When you say “sample-wise” do you mean at each iteration of the MCMC? If so, you’re exactly right. This product, summarized across many MCMC iterations, gives the posterior distribution for (something proportional to) the posterior probability.
But if you say “sample-wise” to mean “pointwise” (i.e. the probabilities associated with each observation or “sample” in the data), then you still have a significant conceptual confusion that would be worth clearing up. (There’s no such thing as the pointwise prior, and it would be a big mistake to multiply the prior probability by the likelihood of each point; the prior probability needs to enter the computation of the posterior once, not N times). Happy to elaborate further if you were indeed using “sample-wise” to mean “pointwise”.
Sorry for the slow response. Sometimes “the need to earn” trumps “the need to learn.” And it took me a few days to be sure that I understood what I had said in order to understand what you said. I know that frequentist calculations have no prior. I gather, then, the loo needs BOTH the posterior probability distribution and the “pointwise log_likelihood.” The latter is what I need to understand.
First I have to correct something that I said earlier – that “the samplewise likelihood can be calculated a single time.” I was still thinking of the model likelihood at the single set of parameter values that maximize the model likelihood. But the likelihood is a function of the proposed parameters, not a constant. So what is needed is to calculate the model likelihood at each set of proposed parameters – that is at each “draw” from the prior. The posterior probability distribution is then the product of the probability of the sample parameters times the likelihood of the model at those parameter values. That would be the lp__ for that draw, calculated in the model block.

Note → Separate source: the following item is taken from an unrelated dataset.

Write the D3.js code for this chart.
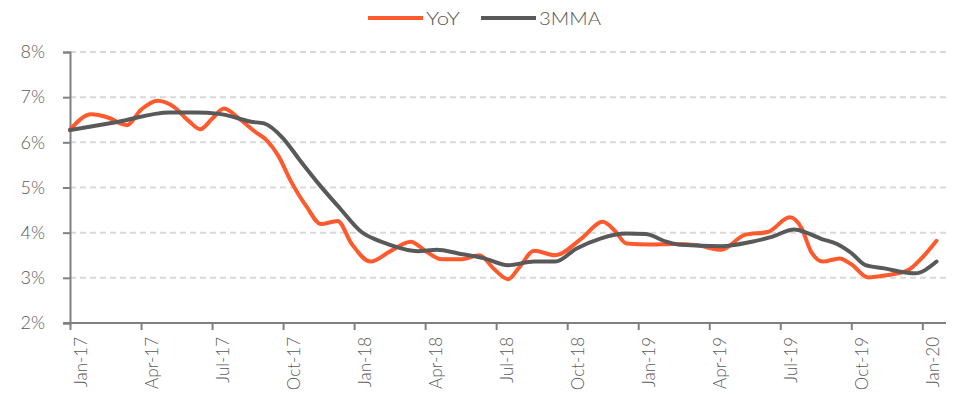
<!DOCTYPE html>
<html>
<head>
<meta charset="utf-8">
<script src="https://cdn.jsdelivr.net/npm/d3@7"></script>
<style>
  body { margin: 0; background: #fff; }
  text { font-family: "Lato", "Open Sans", sans-serif; font-weight: 300; fill: #595959; }
</style>
</head>
<body>
<div id="chart"></div>
<script>
// Month index: 0 = Jan-17 (fractional values follow the curve between months)
var yoyMonth = [0, 0.9, 1.6, 2.4, 3.0, 3.7, 4.4, 5.0, 5.5, 6.0, 6.5, 7.2, 7.8, 8.3, 8.8, 9.3, 10.0, 10.6, 11.3, 11.9,
    12.7, 13.5, 14.4, 15.0, 15.7, 16.5, 17.3, 17.9, 18.5, 19.0, 19.6, 20.5, 21.6, 22.5, 23.0, 23.5, 24.5, 25.5, 26.5,
    27.5, 28.5, 29.5, 30.4, 30.9, 31.3, 31.8, 32.5, 33.0, 33.7, 34.5, 35.4, 36.0, 36.6];
var yoyValue = [6.28, 6.62, 6.55, 6.38, 6.72, 6.92, 6.78, 6.48, 6.29, 6.52, 6.75, 6.5, 6.24, 6.05, 5.7, 5.17, 4.57, 4.19, 4.26, 3.75,
    3.36, 3.58, 3.8, 3.6, 3.41, 3.41, 3.5, 3.2, 2.97, 3.25, 3.6, 3.5, 3.87, 4.24, 4.05, 3.76, 3.74, 3.75, 3.72,
    3.62, 3.95, 4.02, 4.34, 4.1, 3.58, 3.36, 3.43, 3.3, 3.01, 3.06, 3.17, 3.45, 3.82];

var mmaMonth = [0, 2.0, 4.2, 5.3, 6.3, 7.2, 7.6, 8.2, 9.0, 9.7, 10.6, 11.4, 12.3, 12.9, 13.4, 14.7, 15.5, 16.4, 17.5, 18.5,
    19.6, 20.5, 21.4, 22.4, 23.5, 24.3, 25.2, 25.8, 27.5, 28.8, 29.6, 30.6, 31.1, 31.7, 32.4, 33.0, 33.6, 34.4, 35.4, 35.7, 36.6];
var mmaValue = [6.27, 6.45, 6.66, 6.66, 6.63, 6.52, 6.46, 6.42, 6.09, 5.61, 5.02, 4.54, 4.02, 3.85, 3.75, 3.59, 3.62, 3.54, 3.43, 3.28,
    3.36, 3.36, 3.65, 3.87, 3.98, 3.97, 3.8, 3.73, 3.7, 3.8, 3.9, 4.07, 4.0, 3.87, 3.75, 3.55, 3.28, 3.21, 3.11, 3.1, 3.36];

var tickMonths = [0, 3, 6, 9, 12, 15, 18, 21, 24, 27, 30, 33, 36];
var tickLabels = ["Jan-17", "Apr-17", "Jul-17", "Oct-17", "Jan-18", "Apr-18", "Jul-18", "Oct-18",
    "Jan-19", "Apr-19", "Jul-19", "Oct-19", "Jan-20"];
var yTicks = [2, 3, 4, 5, 6, 7, 8];
var seriesNames = ["YoY", "3MMA"];
var seriesColors = ["#ff5a2d", "#595959"];

var svgWidth = 964;
var svgHeight = 410;
var margin = { top: 52, right: 18, bottom: 87, left: 70 };
var chartWidth = svgWidth - margin.left - margin.right;
var chartHeight = svgHeight - margin.top - margin.bottom;

var svg = d3.select("#chart").append("svg")
    .attr("width", svgWidth)
    .attr("height", svgHeight);

var chartGroup = svg.append("g")
    .attr("transform", `translate(${margin.left}, ${margin.top})`);

var xScale = d3.scaleLinear().domain([0, 37]).range([0, chartWidth]);
var yScale = d3.scaleLinear().domain([2, 8]).range([chartHeight, 0]);

// gridlines
chartGroup.selectAll(".grid")
    .data(yTicks.filter(d => d > 2))
    .enter().append("line")
    .attr("x1", 0).attr("x2", chartWidth)
    .attr("y1", d => yScale(d)).attr("y2", d => yScale(d))
    .attr("stroke", "#d9d9d9")
    .attr("stroke-width", 2)
    .attr("stroke-dasharray", "6,4");

// y axis
var yAxis = d3.axisLeft(yScale).tickValues(yTicks).tickSize(7).tickPadding(18)
    .tickFormat(d => d + "%");
var yG = chartGroup.append("g").call(yAxis);
yG.select(".domain").attr("stroke", "#808080").attr("stroke-width", 2);
yG.selectAll(".tick line").attr("stroke", "#808080").attr("stroke-width", 2);
yG.selectAll(".tick text").style("font-size", "18px");

// x axis
var xAxis = d3.axisBottom(xScale).tickValues(tickMonths).tickSize(7)
    .tickFormat((d, i) => tickLabels[i]);
var xG = chartGroup.append("g")
    .attr("transform", `translate(0, ${chartHeight})`)
    .call(xAxis);
xG.select(".domain").attr("stroke", "#808080").attr("stroke-width", 2)
    .attr("d", `M-7,0H${chartWidth}`);
xG.selectAll(".tick line").attr("stroke", "#808080").attr("stroke-width", 2);
xG.selectAll(".tick text")
    .style("font-size", "17px")
    .attr("text-anchor", "end")
    .attr("x", 0).attr("y", 0).attr("dy", null)
    .attr("transform", "translate(16, 14) rotate(-90)");

// lines
var line = d3.line()
    .x(d => xScale(d[0]))
    .y(d => yScale(d[1]))
    .curve(d3.curveMonotoneX);

var seriesData = [
    d3.zip(yoyMonth, yoyValue),
    d3.zip(mmaMonth, mmaValue)
];

chartGroup.selectAll(".series")
    .data([0, 1])
    .enter().append("path")
    .attr("d", i => line(seriesData[i]))
    .attr("fill", "none")
    .attr("stroke", i => seriesColors[i])
    .attr("stroke-width", 4)
    .attr("stroke-linejoin", "round")
    .attr("stroke-linecap", "round");

// legend, centred over the chart
var legend = svg.append("g");
var legendX = [368, 481];
var legendTextW = [34, 62];
seriesNames.forEach(function(name, i) {
    legend.append("line")
        .attr("x1", legendX[i]).attr("x2", legendX[i] + 55)
        .attr("y1", 18).attr("y2", 18)
        .attr("stroke", seriesColors[i])
        .attr("stroke-width", 4);
    legend.append("text")
        .attr("x", legendX[i] + 58)
        .attr("y", 24.5)
        .attr("textLength", legendTextW[i])
        .attr("lengthAdjust", "spacingAndGlyphs")
        .style("font-size", "18px")
        .text(name);
});
</script>
</body>
</html>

But the overall likelihood of the model given the drawn parameters is the product of the likelihood of the model with the given parameters at each data point. The data extracted from the wells model in Aki’s totorial includes a log_lik value matrix with N draws times M data points, and it is these that are collected in the “generated quantities” block and from which the summary values for model likelihood at each data point given in the printed summary of the stan model are computed. Aki’s loo requires either the summary, or more likely, the matrix of log_liks, and I now assume that these are the required “pointwise log_likelihood.”

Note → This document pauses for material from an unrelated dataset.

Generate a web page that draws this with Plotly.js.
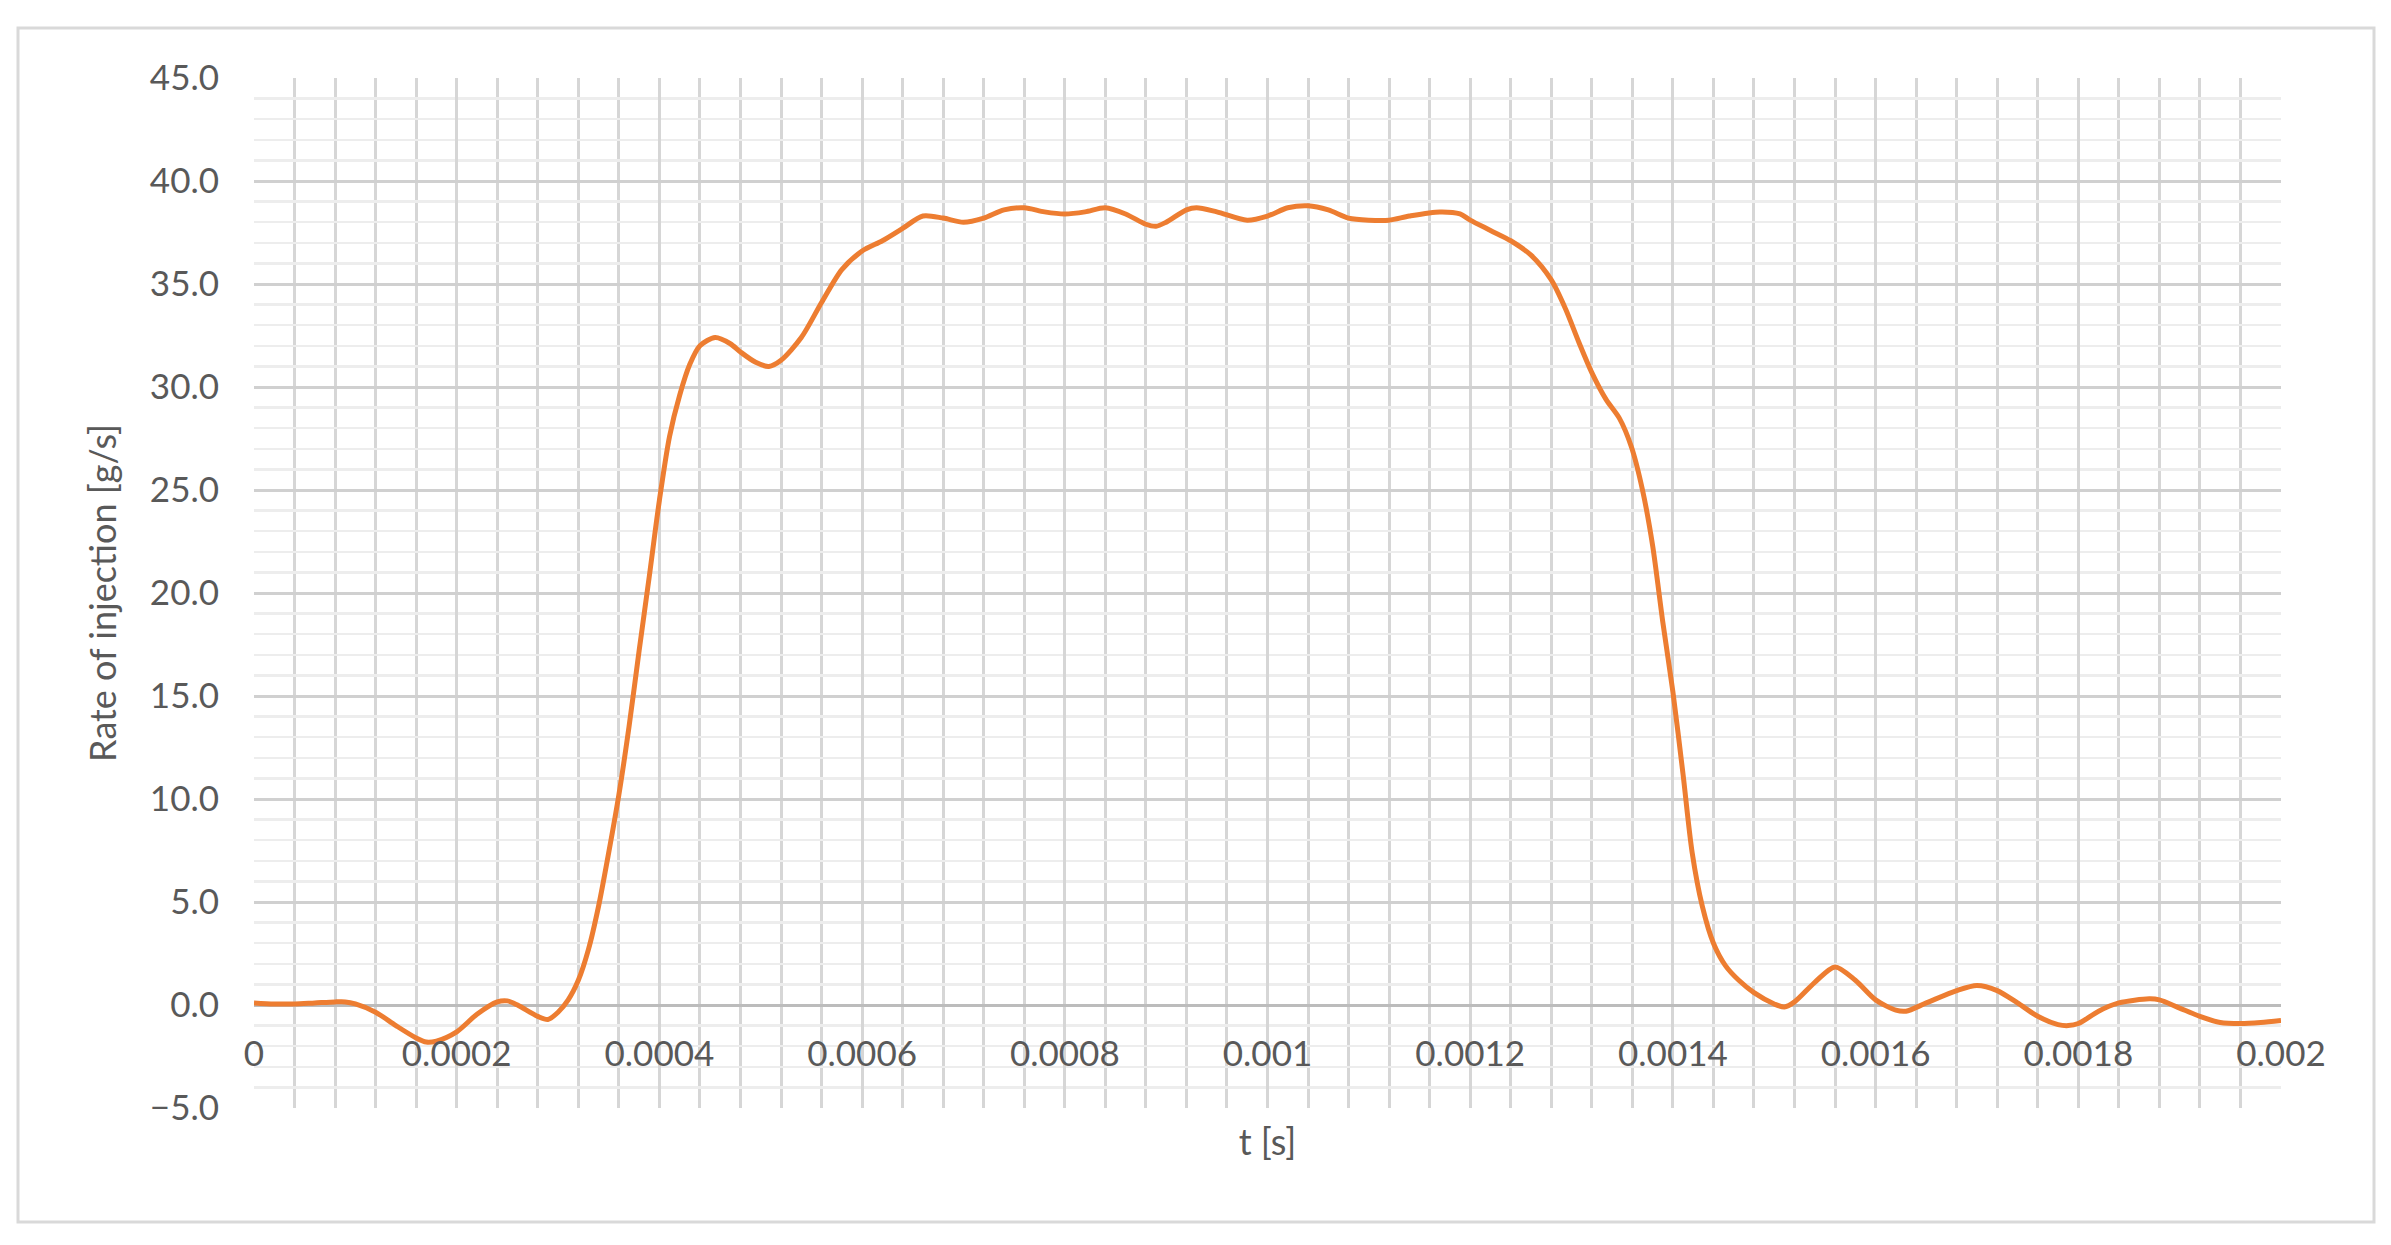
<!DOCTYPE html>
<html>
<head>
<meta charset="utf-8">
<script src="https://cdn.plot.ly/plotly-3.0.1.min.js"></script>
<style>html,body{margin:0;padding:0;background:#fff;}#chart{width:2391px;height:1245px;}</style>
</head>
<body>
<div id="chart"></div>
<script>
// ---- data ----
const tSeconds = [
  0, 0.00002, 0.00004, 0.00006, 0.00008, 0.00009, 0.0001, 0.00012, 0.00014, 0.00016,
  0.00017, 0.00018, 0.0002, 0.00022, 0.00024, 0.00025, 0.00026, 0.00028, 0.00029, 0.0003,
  0.00031, 0.00032, 0.00033, 0.00034, 0.00035, 0.00036, 0.00037, 0.00038, 0.00039, 0.0004,
  0.00041, 0.00042, 0.00043, 0.00044, 0.000455, 0.00047, 0.00048, 0.000495, 0.000508, 0.00052,
  0.00054, 0.00056, 0.00058, 0.0006, 0.00062, 0.00064, 0.00066, 0.00068, 0.0007, 0.00072,
  0.00074, 0.00076, 0.00078, 0.0008, 0.00082, 0.00084, 0.00086, 0.00088, 0.00089, 0.0009,
  0.00092, 0.00093, 0.00095, 0.00098, 0.001, 0.00102, 0.00104, 0.00106, 0.00108, 0.0011,
  0.00112, 0.00114, 0.00117, 0.00119, 0.0012, 0.00122, 0.00124, 0.00126, 0.00128, 0.001294,
  0.001307, 0.00132, 0.001334, 0.001347, 0.001359, 0.00137, 0.00138, 0.00139, 0.0014, 0.00141,
  0.001419, 0.001429, 0.00144, 0.001452, 0.001465, 0.00148, 0.0015, 0.00151, 0.00152, 0.00154,
  0.00156, 0.00158, 0.0016, 0.00162, 0.00163, 0.00165, 0.00168, 0.0017, 0.00172, 0.00174,
  0.00176, 0.00178, 0.00179, 0.0018, 0.00182, 0.00184, 0.00187, 0.00188, 0.0019, 0.00192,
  0.00194, 0.00196, 0.00198, 0.002
];
const rateGs = [
  0.1, 0.05, 0.05, 0.1, 0.15, 0.15, 0.05, -0.35, -1.0, -1.6,
  -1.8, -1.75, -1.3, -0.45, 0.15, 0.2, 0.0, -0.55, -0.7, -0.35,
  0.25, 1.2, 2.7, 4.8, 7.4, 10.2, 13.5, 17.2, 20.8, 24.5,
  27.6, 29.6, 31.1, 32.0, 32.4, 32.1, 31.7, 31.2, 31.0, 31.3,
  32.4, 34.1, 35.7, 36.6, 37.1, 37.7, 38.3, 38.2, 38.0, 38.2,
  38.6, 38.7, 38.5, 38.4, 38.5, 38.7, 38.4, 37.9, 37.8, 38.0,
  38.6, 38.7, 38.5, 38.1, 38.3, 38.7, 38.8, 38.6, 38.2, 38.1,
  38.1, 38.3, 38.5, 38.4, 38.1, 37.6, 37.1, 36.4, 35.2, 33.8,
  32.2, 30.7, 29.4, 28.5, 27.1, 25.0, 22.3, 18.6, 15.2, 11.2,
  7.4, 4.8, 3.0, 1.9, 1.2, 0.6, 0.05, -0.1, 0.15, 1.1,
  1.85, 1.2, 0.25, -0.25, -0.3, 0.1, 0.7, 0.95, 0.7, 0.1,
  -0.55, -0.95, -1.0, -0.9, -0.3, 0.1, 0.3, 0.25, -0.15, -0.55,
  -0.85, -0.9, -0.85, -0.75
];
const xTickVals = [0, 0.0002, 0.0004, 0.0006, 0.0008, 0.001, 0.0012, 0.0014, 0.0016, 0.0018, 0.002];
const xTickText = ['0', '0.0002', '0.0004', '0.0006', '0.0008', '0.001', '0.0012', '0.0014', '0.0016', '0.0018', '0.002'];
const yRange = [-5, 45];
const xRange = [0, 0.002];
const xTitle = 't [s]';
const yTitle = 'Rate of injection [g/s]';

// ---- layout ----
const W = 2391, H = 1245;
const M = {l: 254, r: 110, t: 78, b: 137};
const pw = W - M.l - M.r, ph = H - M.t - M.b;
const txt = '#595959';
const fontFam = 'Lato, "Open Sans", sans-serif';
const zeroPos = (0 - yRange[0]) / (yRange[1] - yRange[0]);
const vGrid = '#d6d6d6';

const trace = {
  x: tSeconds, y: rateGs, type: 'scatter', mode: 'lines',
  line: {color: '#ED7D31', width: 5, shape: 'spline', smoothing: 0.8},
  hoverinfo: 'x+y'
};

const layout = {
  width: W, height: H,
  margin: M,
  paper_bgcolor: '#ffffff', plot_bgcolor: '#ffffff',
  showlegend: false,
  font: {family: fontFam, size: 35, color: txt},
  xaxis: {
    range: xRange,
    anchor: 'free', position: zeroPos,
    tickmode: 'array', tickvals: xTickVals, ticktext: xTickText,
    ticks: 'outside', ticklen: 18, tickcolor: 'rgba(0,0,0,0)',
    tickfont: {family: fontFam, size: 35, color: txt},
    showgrid: true, gridcolor: vGrid, gridwidth: 3,
    minor: {tickmode: 'linear', tick0: 0, dtick: 0.00004, showgrid: true, gridcolor: vGrid, gridwidth: 3,
            ticks: '', ticklen: 0, tickcolor: 'rgba(0,0,0,0)'},
    zeroline: false, showline: false,
    title: {text: xTitle, font: {family: fontFam, size: 36, color: txt}, standoff: 57},
    automargin: false
  },
  yaxis: {
    range: yRange,
    tickmode: 'linear', tick0: 0, dtick: 5, tickformat: '.1f',
    ticks: 'outside', ticklen: 27, tickcolor: 'rgba(0,0,0,0)',
    tickfont: {family: fontFam, size: 35, color: txt},
    showgrid: true, gridcolor: '#d0d0d0', gridwidth: 3,
    minor: {tickmode: 'linear', tick0: 0, dtick: 1, showgrid: true, gridcolor: '#ededed', gridwidth: 2.5,
            ticks: '', ticklen: 0, tickcolor: 'rgba(0,0,0,0)'},
    zeroline: true, zerolinecolor: '#bcbcbc', zerolinewidth: 3,
    showline: false,
    title: {text: yTitle, font: {family: fontFam, size: 36, color: txt}, standoff: 22},
    automargin: false
  },
  shapes: [{
    type: 'rect', xref: 'paper', yref: 'paper', layer: 'below',
    x0: (18 - M.l) / pw, x1: (2374 - M.l) / pw,
    y0: (H - M.b - 1222) / ph, y1: (H - M.b - 28) / ph,
    line: {color: '#d9d9d9', width: 3}, fillcolor: 'rgba(0,0,0,0)'
  }]
};

Plotly.newPlot('chart', [trace], layout, {displayModeBar: false, staticPlot: true});
</script>
</body>
</html>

Yeah, you’ve got it. Just a couple of minor tightenings of the language:
Actually, loo just needs the pointwise log-likelihood. This is related to the original point about not needing the normalizing constants in the sampling statements to do loo. These constants would be needed to calculate the lp__ in a way that is consistent across models, but they are not needed to calculate the pointwise log-likelihood.

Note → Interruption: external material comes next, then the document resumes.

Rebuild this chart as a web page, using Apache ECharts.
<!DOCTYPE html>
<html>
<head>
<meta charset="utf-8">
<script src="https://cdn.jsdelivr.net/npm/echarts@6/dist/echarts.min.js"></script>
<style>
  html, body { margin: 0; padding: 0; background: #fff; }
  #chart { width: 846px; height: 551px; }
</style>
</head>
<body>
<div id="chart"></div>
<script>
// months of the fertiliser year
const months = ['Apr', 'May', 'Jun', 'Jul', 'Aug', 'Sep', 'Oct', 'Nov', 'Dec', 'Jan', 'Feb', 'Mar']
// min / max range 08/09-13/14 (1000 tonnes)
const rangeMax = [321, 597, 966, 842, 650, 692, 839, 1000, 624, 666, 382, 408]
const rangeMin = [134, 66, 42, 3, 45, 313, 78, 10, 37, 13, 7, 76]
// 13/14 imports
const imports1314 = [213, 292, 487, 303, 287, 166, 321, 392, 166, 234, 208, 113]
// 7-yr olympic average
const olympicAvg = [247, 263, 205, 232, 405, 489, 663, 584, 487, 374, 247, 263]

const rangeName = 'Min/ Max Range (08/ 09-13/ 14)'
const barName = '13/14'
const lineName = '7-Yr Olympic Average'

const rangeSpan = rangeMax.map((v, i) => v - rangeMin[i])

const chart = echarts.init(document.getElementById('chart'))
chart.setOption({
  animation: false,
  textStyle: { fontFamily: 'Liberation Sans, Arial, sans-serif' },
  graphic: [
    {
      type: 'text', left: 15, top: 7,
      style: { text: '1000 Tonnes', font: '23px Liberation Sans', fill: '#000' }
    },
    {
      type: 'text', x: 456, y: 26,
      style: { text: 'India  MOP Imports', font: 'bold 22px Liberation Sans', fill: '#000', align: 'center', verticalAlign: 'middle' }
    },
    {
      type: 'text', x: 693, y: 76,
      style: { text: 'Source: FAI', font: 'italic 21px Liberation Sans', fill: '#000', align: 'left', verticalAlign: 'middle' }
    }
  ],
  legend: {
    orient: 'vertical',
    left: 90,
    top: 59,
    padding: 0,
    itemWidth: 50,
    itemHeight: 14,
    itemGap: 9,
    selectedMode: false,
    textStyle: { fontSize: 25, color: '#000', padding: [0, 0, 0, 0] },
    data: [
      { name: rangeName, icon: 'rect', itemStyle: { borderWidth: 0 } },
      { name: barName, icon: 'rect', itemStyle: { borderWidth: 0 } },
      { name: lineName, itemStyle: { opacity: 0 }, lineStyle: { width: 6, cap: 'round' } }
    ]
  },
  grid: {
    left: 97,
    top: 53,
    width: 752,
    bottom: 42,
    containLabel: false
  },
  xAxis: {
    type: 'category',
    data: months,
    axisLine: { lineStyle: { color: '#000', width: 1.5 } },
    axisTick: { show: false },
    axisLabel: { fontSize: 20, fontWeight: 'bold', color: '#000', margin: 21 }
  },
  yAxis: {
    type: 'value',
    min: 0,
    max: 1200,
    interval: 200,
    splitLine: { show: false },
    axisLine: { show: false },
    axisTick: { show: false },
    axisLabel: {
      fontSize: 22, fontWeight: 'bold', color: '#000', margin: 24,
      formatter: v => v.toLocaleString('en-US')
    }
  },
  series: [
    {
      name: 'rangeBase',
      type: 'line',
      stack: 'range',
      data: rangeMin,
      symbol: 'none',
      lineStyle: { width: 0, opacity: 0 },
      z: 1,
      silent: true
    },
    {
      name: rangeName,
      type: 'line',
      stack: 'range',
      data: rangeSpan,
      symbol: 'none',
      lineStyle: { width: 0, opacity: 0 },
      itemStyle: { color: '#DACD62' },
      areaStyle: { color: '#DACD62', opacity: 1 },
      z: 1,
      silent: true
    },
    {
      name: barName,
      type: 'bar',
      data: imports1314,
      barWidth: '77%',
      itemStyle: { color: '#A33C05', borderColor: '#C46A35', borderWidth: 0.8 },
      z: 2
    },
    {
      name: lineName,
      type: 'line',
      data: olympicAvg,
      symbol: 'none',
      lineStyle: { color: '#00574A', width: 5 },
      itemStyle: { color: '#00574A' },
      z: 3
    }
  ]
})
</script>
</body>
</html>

These aren’t draws from the prior, but rather draws from the posterior. The point of MCMC sampling is that it gives us samples from the posterior.
This is the posterior probability evaluated at that set of parameter values. It’s a single probability, not a full probability distribution. When we talk about the posterior probability distribution, we typically mean the posterior distribution over the model parameters themselves (i.e. the distribution that characterizes our a posteriori knowledge of the parameter values).
Yes, exactly. The pointwise log-likelihood is the likelihood for each point individually, and it changes at each posterior iteration, yieldin gthe N x M matrix that you describe.